Connecticut offers several programs that reduce the property tax burden for qualifying homeowners. These are worth investigating because many eligible residents never apply.

Elderly and Disabled Circuit Breaker Program

The state’s primary relief program provides a direct credit against your property tax bill if you are 65 or older (or totally disabled) and your income falls below certain thresholds. The maximum credit is $1,250 for married homeowners and $1,000 for single homeowners, with the actual amount based on a graduated income scale.10State of Connecticut Office of Policy and Management. Homeowners Elderly/Disabled Circuit Breaker Tax Relief Program For married homeowners, the qualifying income ceiling for any benefit is $28,900; for unmarried homeowners, it is $23,600. Applications are filed with your local assessor’s office between February 1 and May 15.

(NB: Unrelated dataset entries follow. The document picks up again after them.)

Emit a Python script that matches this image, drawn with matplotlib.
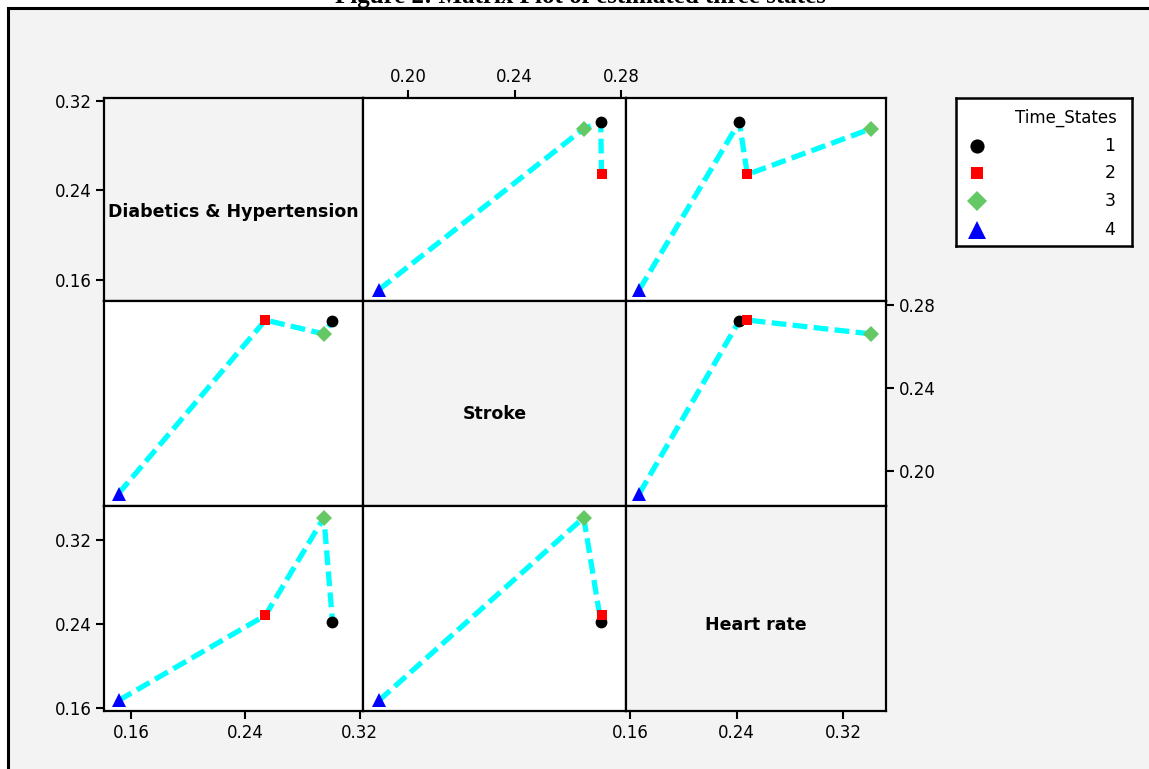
import matplotlib
matplotlib.use("Agg")
import matplotlib.pyplot as plt
from matplotlib.patches import Rectangle
import numpy as np

# ---- data ----
var_names = ["Diabetics & Hypertension", "Stroke", "Heart rate"]
time_states = ["1", "2", "3", "4"]
diab_hyp = [0.301, 0.254, 0.295, 0.151]
stroke = [0.2724, 0.2727, 0.266, 0.189]
heart_rate = [0.242, 0.248, 0.341, 0.167]
tick_D = [0.16, 0.24, 0.32]
tick_S = [0.20, 0.24, 0.28]
tick_H = [0.16, 0.24, 0.32]
title = "Figure 2: Matrix Plot of estimated three states"

values = [diab_hyp, stroke, heart_rate]
ticks = [tick_D, tick_S, tick_H]
limits = [(0.1408, 0.3224), (0.1830, 0.2819), (0.1570, 0.3520)]

markers = ["o", "s", "D", "^"]
msizes = [8.5, 7.4, 8.5, 10.5]
colors = ["#000000", "#ff0000", "#64c864", "#0000ff"]

W, H = 1149, 769
fig = plt.figure(figsize=(W / 100, H / 100), dpi=100)
fig.patch.set_facecolor("white")

# background frame
fig.patches.append(Rectangle((8 / W, -0.1), 1.2, 1 - 8 / H + 0.1, transform=fig.transFigure,
                             facecolor="#f3f3f3", edgecolor="black", linewidth=2.2, zorder=-10))
fig.text(0.505, 1 - 2.5 / H, title, ha="center", va="baseline", fontsize=18,
         fontweight="bold", family="Liberation Serif", zorder=5)

xs = [104, 363, 626, 886]
ys = [98, 301, 506, 711]

axes = [[None] * 3 for _ in range(3)]
for i in range(3):
    for j in range(3):
        left = xs[j] / W
        bottom = 1 - ys[i + 1] / H
        w = (xs[j + 1] - xs[j]) / W
        h = (ys[i + 1] - ys[i]) / H
        ax = fig.add_axes([left, bottom, w, h])
        axes[i][j] = ax
        ax.set_xlim(limits[j])
        ax.set_ylim(limits[i])
        for sp in ax.spines.values():
            sp.set_linewidth(1.6)
        ax.tick_params(which="both", direction="out", length=6, width=1.5,
                       labelsize=12, bottom=False, left=False, top=False, right=False,
                       labelbottom=False, labelleft=False, labeltop=False, labelright=False, pad=3)
        ax.set_xticks(ticks[j])
        ax.set_yticks(ticks[i])
        ax.set_xticklabels([f"{t:.2f}" for t in ticks[j]])
        ax.set_yticklabels([f"{t:.2f}" for t in ticks[i]])
        if i == j:
            ax.set_facecolor("#f3f3f3")
            ypos = {0: 0.44, 1: 0.45, 2: 0.42}[i]
            ax.text(0.5, ypos, var_names[i], transform=ax.transAxes, ha="center", va="center",
                    fontsize=12.5, fontweight="bold", family="DejaVu Sans")
        else:
            ax.set_facecolor("white")
            xv = np.array(values[j])
            yv = np.array(values[i])
            order = np.argsort(xv)
            ax.plot(xv[order], yv[order], color="#00ffff", linewidth=3.8,
                    dashes=(2.8, 1.2), solid_capstyle="butt", dash_capstyle="butt", zorder=2)
            for k in range(4):
                ax.plot(xv[k], yv[k], linestyle="none", marker=markers[k], markersize=msizes[k],
                        color=colors[k], markeredgewidth=0, zorder=3 + k)

# tick placement
axes[0][0].tick_params(left=True, labelleft=True)
axes[2][0].tick_params(left=True, labelleft=True, bottom=True, labelbottom=True)
axes[0][1].tick_params(top=True, labeltop=True)
axes[1][2].tick_params(right=True, labelright=True)
axes[2][2].tick_params(bottom=True, labelbottom=True)

# legend box (manual)
lx0, lx1, ly0, ly1 = 956, 1132, 98, 246
lax = fig.add_axes([lx0 / W, 1 - ly1 / H, (lx1 - lx0) / W, (ly1 - ly0) / H])
lax.set_xlim(0, 1)
lax.set_ylim(0, 1)
lax.set_xticks([])
lax.set_yticks([])
lax.set_facecolor("white")
for sp in lax.spines.values():
    sp.set_linewidth(1.8)
lax.text(0.915, 0.866, "Time_States", ha="right", va="center", fontsize=12, family="DejaVu Sans")
row_y = [0.677, 0.491, 0.304, 0.108]
for k in range(4):
    lax.plot(0.118, row_y[k], linestyle="none", marker=markers[k], markersize=msizes[k] * 1.2,
             color=colors[k], markeredgewidth=0)
    lax.text(0.905, row_y[k], time_states[k], ha="right", va="center", fontsize=12.5,
             family="DejaVu Sans")

fig.savefig("out.png", dpi=100)
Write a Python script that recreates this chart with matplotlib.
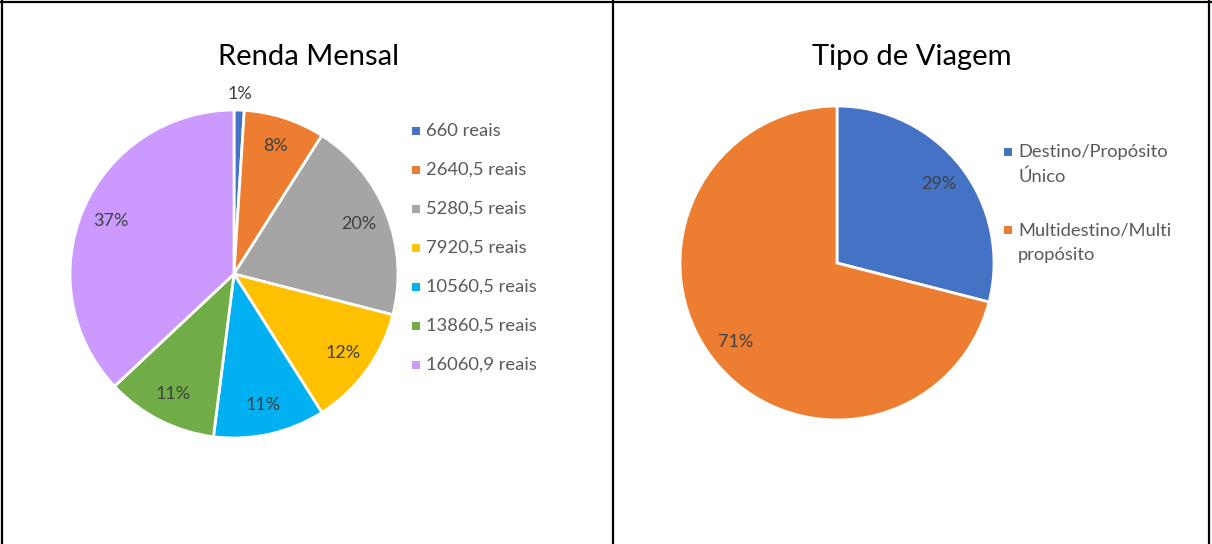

A separate, older tax freeze program under CGS § 12-129b locked in the property tax amount for qualifying homeowners who were 65 or older and applied by May 15, 1980. This program is closed to new applicants but surviving spouses of original participants may still receive the benefit.11Justia. Connecticut Code 12-129b – Real Property Tax Relief

Veteran Exemptions

Veterans with a VA disability rating of at least 10% qualify for a property tax exemption that reduces the assessed value of their property. A veteran with a 100% rating and income at or below $18,000 ($21,000 if married) receives an exemption of at least $10,500. Veterans above those income thresholds receive at least $5,250. Additional exemption amounts are available for veterans with severe injuries such as loss of use of a limb.12Connecticut General Assembly. Property Tax Exemption for Veterans With a 100% P&T Disability

Veterans with a 100% permanent and total disability rating receive the most significant benefit: a full exemption from property taxes on the home they own and occupy as a primary residence. If a qualifying veteran does not own a home, the exemption applies instead to one motor vehicle registered in Connecticut.12Connecticut General Assembly. Property Tax Exemption for Veterans With a 100% P&T Disability

State Income Tax Property Tax Credit

Connecticut residents who pay property taxes to a Connecticut municipality may claim a credit on their state income tax return of up to $300. The credit is not refundable and cannot be carried forward, so it only benefits taxpayers who owe state income tax. The credit amount phases down at higher income levels.13Connecticut Department of Revenue Services. IP 2011(20), Q and A: Income Tax Credit for Property Taxes Paid to a Connecticut Political Subdivision

Federal SALT Deduction

If you itemize deductions on your federal income tax return, you can deduct the property taxes you pay to Connecticut municipalities as part of the state and local tax (SALT) deduction. For the 2026 tax year, the SALT deduction is capped at $40,400 for most filers ($20,200 for married filing separately).14Internal Revenue Service. New and Enhanced Deductions for Individuals The SALT cap covers the combined total of your state income taxes, local property taxes, and any other deductible state or local taxes. Given Connecticut’s high property taxes and state income tax, many homeowners hit this cap. You only benefit from itemizing if your total itemized deductions exceed the standard deduction, so the SALT deduction is most valuable to homeowners with large mortgages or significant charitable giving alongside their property tax payments.